After five consecutive years of use following registration, you can file an affidavit under Section 15 of the Lanham Act to make the mark incontestable. Incontestable status significantly narrows the grounds on which a competitor can challenge your registration — it cannot be attacked as merely descriptive, for example — though it can still be cancelled for genericness, fraud, or abandonment.

Enforcing Your Trademark Design Rights

Registration gives you the legal ammunition to stop infringers, but it does not give you a police force. Trademark owners are expected to actively monitor the marketplace and take action against unauthorized uses. Failing to enforce your rights over time can weaken the mark’s distinctiveness and ultimately jeopardize the registration itself.

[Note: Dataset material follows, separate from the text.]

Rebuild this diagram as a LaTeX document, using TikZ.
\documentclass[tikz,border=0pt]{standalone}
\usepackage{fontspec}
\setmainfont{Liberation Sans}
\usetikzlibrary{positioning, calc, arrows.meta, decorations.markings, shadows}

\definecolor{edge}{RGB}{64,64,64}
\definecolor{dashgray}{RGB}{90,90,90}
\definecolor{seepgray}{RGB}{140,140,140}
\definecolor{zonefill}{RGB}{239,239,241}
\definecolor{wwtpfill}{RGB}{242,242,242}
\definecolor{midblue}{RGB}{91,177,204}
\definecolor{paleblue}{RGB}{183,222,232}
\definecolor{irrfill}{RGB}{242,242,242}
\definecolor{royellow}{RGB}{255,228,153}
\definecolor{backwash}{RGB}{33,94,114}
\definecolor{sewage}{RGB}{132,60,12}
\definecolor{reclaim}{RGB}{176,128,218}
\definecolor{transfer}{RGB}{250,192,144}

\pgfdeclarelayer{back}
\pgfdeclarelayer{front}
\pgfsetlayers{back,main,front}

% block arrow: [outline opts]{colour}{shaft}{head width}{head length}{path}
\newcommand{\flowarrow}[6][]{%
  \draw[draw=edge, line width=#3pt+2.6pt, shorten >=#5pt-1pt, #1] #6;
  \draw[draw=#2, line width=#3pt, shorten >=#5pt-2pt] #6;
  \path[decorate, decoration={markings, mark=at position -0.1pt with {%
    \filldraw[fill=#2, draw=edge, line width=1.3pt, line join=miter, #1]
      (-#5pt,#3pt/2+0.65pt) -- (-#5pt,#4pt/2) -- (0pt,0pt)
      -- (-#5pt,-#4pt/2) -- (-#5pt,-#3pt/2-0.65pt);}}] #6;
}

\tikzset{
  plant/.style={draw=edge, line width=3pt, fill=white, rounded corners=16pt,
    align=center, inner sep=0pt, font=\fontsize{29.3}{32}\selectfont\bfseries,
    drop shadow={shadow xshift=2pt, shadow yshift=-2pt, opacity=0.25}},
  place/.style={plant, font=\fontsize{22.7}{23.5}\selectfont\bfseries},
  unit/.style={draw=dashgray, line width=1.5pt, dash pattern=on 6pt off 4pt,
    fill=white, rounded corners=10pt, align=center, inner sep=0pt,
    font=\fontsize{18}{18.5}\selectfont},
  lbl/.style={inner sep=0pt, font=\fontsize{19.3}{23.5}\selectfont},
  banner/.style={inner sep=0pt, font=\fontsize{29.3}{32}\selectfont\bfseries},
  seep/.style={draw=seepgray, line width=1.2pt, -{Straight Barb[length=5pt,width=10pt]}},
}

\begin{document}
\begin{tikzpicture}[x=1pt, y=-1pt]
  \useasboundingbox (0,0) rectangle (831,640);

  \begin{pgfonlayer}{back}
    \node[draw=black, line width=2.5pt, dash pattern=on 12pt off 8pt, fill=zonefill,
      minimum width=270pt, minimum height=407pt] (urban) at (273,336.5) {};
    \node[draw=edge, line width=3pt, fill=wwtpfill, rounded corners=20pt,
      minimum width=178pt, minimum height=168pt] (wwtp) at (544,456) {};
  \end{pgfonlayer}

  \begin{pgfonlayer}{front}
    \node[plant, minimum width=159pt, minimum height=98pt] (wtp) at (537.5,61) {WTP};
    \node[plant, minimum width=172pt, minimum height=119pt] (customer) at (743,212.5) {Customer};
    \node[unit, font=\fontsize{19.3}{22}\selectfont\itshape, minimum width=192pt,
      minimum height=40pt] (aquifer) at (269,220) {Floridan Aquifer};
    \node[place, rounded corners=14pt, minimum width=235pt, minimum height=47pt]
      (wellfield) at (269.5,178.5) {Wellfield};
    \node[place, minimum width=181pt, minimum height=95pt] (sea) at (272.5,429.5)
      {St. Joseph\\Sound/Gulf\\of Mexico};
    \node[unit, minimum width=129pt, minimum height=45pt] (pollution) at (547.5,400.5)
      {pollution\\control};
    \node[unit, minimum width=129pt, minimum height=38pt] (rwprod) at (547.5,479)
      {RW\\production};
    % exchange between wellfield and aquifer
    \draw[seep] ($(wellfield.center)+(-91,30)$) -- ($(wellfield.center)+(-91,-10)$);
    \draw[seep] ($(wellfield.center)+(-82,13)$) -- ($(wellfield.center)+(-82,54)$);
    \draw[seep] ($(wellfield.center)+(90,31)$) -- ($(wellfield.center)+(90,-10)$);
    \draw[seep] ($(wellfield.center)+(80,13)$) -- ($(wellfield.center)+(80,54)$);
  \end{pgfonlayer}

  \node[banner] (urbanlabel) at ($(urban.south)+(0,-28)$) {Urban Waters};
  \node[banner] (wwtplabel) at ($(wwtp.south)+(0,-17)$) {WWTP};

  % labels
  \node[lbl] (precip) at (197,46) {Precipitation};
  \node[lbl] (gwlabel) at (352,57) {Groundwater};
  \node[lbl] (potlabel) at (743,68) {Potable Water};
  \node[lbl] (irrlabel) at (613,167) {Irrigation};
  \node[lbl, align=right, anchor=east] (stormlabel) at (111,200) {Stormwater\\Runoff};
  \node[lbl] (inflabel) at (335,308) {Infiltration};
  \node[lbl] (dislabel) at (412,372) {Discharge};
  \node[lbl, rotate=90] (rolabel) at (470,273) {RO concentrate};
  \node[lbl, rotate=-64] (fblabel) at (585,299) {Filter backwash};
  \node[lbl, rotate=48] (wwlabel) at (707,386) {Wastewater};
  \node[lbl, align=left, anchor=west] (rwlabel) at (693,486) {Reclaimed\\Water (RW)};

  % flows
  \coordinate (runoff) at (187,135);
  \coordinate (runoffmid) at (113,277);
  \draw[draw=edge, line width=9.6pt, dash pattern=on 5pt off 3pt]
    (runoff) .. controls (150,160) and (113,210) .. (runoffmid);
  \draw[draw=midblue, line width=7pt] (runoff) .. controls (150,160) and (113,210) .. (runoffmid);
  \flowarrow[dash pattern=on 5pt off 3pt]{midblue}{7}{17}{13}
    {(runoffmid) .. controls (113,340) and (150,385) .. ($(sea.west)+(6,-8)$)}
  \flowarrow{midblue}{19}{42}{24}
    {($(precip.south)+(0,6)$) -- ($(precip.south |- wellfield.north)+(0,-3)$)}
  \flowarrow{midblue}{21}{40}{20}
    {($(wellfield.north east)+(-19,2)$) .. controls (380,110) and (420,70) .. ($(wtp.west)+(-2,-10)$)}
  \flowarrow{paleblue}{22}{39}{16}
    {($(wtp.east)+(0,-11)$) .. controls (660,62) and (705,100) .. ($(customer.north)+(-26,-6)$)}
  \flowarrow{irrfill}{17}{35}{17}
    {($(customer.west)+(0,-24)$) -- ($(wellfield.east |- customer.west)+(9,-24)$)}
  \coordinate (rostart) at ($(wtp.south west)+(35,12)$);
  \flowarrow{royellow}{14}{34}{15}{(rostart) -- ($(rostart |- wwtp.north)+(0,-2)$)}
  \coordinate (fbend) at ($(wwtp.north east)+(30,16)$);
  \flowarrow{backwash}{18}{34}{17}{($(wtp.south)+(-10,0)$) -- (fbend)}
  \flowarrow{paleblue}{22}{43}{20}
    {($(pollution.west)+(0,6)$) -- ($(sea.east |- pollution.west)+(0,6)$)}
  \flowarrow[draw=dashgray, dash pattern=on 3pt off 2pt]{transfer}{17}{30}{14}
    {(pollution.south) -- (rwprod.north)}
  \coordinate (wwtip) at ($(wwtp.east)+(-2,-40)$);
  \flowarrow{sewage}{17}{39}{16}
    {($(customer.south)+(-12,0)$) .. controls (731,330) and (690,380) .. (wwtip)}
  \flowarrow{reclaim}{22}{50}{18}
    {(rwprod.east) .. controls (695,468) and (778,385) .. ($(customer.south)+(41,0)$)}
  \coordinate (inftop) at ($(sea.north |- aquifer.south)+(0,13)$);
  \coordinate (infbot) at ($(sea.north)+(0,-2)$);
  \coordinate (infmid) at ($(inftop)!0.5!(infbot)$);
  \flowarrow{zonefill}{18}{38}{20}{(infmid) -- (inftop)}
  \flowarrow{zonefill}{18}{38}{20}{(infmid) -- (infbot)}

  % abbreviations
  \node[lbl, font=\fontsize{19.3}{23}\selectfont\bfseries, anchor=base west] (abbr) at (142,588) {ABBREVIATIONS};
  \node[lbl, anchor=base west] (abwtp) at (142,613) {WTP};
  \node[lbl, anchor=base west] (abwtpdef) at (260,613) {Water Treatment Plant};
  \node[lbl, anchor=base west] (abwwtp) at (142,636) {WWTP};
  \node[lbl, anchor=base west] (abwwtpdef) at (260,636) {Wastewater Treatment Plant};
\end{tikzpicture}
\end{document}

The typical enforcement path starts with a cease-and-desist letter — a formal written demand that the infringing party stop using the confusingly similar design. Many disputes resolve at this stage without litigation. If they do not, the Lanham Act provides for federal court remedies including the infringer’s profits earned from the infringing use, actual damages sustained by the trademark owner, and the costs of bringing the lawsuit. In cases involving counterfeit marks, courts are generally required to award three times the profits or damages. The court may also award attorney fees in exceptional cases involving willful or deliberate infringement.

You can also challenge confusingly similar marks at the USPTO itself. If a conflicting application is published in the Official Gazette, you can file a Notice of Opposition within 30 days. If the conflicting mark has already been registered, you can file a petition to cancel the registration before the TTAB. Both proceedings are less expensive than federal litigation, though they can still take a year or more to resolve.